Exercise instructions:
Extract every line that contains the string "with".

_ _ _ _

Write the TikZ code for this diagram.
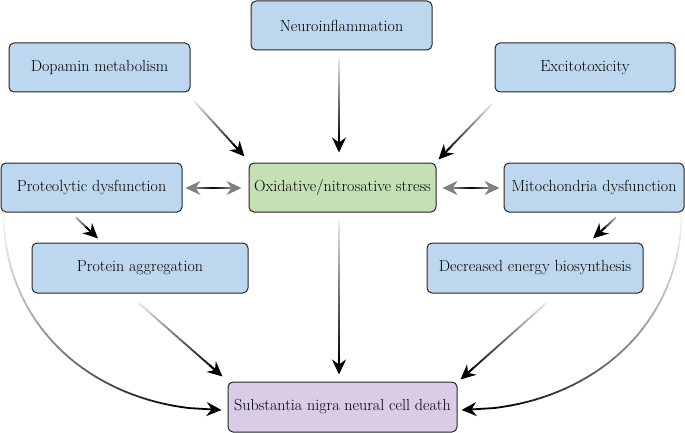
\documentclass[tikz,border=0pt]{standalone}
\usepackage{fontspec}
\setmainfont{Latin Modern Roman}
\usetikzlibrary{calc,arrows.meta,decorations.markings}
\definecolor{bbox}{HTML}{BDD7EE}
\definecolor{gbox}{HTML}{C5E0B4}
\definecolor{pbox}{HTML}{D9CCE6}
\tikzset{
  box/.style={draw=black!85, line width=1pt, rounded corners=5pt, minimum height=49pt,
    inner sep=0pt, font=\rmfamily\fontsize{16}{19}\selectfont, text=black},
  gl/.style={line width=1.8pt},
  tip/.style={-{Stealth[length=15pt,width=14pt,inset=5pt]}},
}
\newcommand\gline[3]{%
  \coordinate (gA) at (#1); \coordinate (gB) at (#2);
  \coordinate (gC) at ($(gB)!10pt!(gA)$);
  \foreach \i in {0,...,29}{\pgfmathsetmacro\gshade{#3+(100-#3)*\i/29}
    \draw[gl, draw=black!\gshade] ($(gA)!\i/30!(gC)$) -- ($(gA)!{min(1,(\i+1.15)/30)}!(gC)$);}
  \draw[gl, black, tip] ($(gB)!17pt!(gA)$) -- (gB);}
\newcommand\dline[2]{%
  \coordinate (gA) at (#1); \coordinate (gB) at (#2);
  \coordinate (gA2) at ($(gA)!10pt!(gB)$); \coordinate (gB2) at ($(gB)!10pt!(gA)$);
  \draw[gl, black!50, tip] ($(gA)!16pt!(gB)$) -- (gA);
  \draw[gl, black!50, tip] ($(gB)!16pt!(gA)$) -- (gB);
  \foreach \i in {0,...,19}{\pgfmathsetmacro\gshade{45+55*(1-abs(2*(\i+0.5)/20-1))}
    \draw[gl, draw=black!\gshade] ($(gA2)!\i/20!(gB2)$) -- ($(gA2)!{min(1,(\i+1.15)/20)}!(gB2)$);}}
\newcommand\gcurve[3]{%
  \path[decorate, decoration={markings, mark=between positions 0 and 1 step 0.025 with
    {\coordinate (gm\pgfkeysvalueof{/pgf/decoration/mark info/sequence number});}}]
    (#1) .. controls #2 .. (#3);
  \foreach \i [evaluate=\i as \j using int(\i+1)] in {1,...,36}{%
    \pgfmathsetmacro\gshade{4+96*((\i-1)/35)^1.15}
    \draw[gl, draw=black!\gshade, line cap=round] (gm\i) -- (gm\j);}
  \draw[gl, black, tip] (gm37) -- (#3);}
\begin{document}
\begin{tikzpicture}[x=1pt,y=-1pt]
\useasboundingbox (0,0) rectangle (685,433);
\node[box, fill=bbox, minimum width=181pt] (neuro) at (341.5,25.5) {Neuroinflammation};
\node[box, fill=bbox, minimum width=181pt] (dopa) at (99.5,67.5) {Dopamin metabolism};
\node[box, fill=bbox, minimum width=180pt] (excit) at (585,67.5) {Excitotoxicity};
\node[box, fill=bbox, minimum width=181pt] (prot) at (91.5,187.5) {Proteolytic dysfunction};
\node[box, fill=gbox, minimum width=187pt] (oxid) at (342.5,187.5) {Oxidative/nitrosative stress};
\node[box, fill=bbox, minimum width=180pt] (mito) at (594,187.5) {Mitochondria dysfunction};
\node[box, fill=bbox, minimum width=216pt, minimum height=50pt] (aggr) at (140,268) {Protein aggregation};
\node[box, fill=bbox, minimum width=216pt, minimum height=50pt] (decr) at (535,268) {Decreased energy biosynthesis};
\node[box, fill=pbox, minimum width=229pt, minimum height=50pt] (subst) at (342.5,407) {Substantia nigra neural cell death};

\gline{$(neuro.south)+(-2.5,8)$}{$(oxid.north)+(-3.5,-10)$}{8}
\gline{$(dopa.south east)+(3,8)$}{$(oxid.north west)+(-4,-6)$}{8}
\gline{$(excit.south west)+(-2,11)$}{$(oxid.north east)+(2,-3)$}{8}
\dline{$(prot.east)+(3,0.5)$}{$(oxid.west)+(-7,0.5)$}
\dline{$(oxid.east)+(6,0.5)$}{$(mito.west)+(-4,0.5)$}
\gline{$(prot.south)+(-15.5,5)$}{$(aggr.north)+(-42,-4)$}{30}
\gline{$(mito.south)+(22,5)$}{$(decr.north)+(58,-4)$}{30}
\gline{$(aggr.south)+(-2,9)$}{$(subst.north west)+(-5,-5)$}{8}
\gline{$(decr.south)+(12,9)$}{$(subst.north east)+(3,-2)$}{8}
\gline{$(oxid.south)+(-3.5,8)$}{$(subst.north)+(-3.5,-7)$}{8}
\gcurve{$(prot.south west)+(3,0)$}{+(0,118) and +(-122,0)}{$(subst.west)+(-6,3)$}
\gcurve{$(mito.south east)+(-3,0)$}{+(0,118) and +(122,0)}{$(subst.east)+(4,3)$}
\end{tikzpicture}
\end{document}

_ _ _ _

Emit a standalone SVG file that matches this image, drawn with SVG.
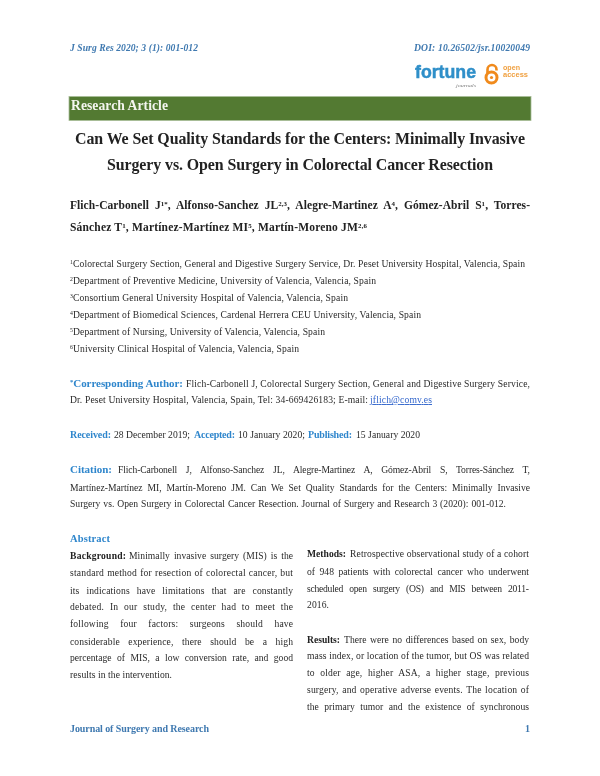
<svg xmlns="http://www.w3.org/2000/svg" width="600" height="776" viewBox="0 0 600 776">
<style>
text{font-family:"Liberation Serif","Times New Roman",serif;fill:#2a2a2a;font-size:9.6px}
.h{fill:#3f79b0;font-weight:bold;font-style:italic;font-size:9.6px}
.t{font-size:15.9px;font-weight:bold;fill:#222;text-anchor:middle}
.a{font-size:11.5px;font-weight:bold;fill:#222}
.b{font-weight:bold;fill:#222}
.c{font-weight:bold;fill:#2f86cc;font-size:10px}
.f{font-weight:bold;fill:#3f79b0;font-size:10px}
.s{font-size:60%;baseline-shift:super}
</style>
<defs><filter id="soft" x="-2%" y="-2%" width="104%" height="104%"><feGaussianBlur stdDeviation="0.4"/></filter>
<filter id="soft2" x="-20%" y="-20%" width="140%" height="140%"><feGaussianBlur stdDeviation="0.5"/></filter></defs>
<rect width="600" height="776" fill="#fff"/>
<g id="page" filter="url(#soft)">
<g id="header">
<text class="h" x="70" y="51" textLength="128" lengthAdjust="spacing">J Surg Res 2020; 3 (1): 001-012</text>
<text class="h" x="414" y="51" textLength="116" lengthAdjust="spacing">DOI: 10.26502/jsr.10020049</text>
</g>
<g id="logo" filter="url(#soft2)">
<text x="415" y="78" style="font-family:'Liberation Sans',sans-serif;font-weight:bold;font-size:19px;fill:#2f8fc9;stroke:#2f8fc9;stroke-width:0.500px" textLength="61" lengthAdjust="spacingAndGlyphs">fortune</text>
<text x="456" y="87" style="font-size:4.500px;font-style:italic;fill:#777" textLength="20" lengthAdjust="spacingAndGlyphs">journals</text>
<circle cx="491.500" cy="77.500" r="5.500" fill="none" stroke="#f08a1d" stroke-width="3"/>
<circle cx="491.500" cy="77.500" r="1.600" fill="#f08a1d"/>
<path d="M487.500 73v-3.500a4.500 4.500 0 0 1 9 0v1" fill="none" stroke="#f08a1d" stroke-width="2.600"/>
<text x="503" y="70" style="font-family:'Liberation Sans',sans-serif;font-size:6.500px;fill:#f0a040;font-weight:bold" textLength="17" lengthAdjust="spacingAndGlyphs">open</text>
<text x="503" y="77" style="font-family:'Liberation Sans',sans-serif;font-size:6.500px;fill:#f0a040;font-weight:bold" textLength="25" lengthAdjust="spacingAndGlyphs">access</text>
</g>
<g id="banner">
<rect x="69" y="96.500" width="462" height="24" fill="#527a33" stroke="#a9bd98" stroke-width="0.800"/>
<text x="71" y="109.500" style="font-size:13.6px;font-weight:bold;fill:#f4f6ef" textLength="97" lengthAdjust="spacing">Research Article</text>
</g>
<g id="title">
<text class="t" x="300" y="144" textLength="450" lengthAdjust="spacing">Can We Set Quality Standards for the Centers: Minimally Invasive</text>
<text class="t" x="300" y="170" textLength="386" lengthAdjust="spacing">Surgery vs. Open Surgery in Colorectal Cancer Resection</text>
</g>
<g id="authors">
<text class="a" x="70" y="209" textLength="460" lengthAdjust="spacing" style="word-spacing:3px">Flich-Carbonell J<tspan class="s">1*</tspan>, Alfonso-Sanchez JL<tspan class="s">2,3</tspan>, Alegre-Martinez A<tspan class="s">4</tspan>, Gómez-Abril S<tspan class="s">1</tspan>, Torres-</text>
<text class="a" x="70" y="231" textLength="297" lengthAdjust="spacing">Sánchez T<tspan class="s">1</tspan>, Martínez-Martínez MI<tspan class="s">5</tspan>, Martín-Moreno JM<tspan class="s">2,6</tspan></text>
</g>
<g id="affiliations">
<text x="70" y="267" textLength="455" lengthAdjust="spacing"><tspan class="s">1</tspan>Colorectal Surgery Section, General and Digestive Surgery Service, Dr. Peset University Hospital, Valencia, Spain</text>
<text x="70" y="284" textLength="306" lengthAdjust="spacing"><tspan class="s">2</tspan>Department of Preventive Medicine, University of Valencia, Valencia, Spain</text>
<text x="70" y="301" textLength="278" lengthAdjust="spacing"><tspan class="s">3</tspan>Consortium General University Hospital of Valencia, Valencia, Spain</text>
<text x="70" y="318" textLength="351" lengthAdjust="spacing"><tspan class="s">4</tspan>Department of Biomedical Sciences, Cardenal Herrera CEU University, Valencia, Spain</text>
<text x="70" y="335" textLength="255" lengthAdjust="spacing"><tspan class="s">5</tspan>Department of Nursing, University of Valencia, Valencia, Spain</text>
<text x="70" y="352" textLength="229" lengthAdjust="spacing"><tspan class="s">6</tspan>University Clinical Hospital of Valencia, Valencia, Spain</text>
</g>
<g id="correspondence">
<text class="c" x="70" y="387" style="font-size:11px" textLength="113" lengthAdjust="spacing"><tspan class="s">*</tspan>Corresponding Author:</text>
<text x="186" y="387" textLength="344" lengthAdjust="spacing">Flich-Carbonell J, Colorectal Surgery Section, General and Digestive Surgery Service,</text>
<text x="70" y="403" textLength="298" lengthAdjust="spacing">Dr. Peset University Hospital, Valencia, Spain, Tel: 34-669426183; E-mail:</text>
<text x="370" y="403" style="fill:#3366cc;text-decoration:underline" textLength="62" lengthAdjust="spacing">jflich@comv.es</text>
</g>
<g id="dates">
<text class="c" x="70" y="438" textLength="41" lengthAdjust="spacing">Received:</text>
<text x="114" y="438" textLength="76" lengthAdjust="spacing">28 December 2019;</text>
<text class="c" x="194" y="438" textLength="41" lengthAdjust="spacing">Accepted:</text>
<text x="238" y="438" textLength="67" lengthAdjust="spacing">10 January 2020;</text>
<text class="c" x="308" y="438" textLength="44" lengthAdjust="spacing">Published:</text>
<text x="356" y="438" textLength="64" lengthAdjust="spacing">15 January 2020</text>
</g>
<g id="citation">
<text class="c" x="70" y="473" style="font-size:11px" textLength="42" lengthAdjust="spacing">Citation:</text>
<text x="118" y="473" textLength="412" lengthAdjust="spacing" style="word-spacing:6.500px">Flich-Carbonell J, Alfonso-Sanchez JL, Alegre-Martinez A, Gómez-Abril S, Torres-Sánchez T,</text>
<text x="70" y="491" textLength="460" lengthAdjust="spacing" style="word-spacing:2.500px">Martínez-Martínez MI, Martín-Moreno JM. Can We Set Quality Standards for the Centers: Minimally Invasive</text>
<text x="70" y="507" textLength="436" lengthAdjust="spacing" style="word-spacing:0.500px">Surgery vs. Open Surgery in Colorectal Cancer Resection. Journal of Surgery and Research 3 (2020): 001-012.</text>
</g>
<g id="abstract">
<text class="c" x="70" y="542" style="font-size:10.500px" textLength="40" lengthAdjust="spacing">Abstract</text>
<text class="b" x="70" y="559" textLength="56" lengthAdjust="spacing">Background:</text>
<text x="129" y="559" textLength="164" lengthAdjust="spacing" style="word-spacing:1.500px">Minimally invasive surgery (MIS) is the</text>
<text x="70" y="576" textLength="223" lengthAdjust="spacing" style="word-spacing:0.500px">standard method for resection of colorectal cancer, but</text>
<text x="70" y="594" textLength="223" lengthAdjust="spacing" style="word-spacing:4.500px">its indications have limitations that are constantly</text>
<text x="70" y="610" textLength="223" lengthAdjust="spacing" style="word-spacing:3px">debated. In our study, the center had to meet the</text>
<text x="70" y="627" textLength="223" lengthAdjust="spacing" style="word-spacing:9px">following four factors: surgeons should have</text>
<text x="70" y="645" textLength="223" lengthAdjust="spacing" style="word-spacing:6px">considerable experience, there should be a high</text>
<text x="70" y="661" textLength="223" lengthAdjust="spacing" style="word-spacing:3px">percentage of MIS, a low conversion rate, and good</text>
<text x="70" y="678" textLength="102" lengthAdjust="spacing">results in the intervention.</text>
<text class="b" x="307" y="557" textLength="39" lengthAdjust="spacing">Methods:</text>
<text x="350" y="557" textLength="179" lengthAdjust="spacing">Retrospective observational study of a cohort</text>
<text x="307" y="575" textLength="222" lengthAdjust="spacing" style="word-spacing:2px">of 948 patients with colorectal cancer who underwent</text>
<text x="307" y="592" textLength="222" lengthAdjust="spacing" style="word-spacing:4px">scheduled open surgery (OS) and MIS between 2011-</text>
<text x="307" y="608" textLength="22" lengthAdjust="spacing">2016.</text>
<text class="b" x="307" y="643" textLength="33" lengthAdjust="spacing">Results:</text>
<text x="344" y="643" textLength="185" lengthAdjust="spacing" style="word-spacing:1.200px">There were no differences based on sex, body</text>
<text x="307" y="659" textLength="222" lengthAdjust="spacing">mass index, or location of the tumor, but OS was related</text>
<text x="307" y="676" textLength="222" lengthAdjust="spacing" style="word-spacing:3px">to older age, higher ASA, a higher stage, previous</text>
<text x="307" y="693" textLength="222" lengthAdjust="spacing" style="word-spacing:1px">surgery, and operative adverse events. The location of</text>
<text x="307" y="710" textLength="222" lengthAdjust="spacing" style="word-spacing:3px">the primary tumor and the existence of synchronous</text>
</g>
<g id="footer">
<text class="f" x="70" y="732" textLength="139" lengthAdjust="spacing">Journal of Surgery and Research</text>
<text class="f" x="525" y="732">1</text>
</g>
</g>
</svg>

_ _ _ _

Result of this task:
  \path[decorate, decoration={markings, mark=between positions 0 and 1 step 0.025 with
Emit a standalone SVG file that matches this image, drawn with SVG.
<text x="307" y="575" textLength="222" lengthAdjust="spacing" style="word-spacing:2px">of 948 patients with colorectal cancer who underwent</text>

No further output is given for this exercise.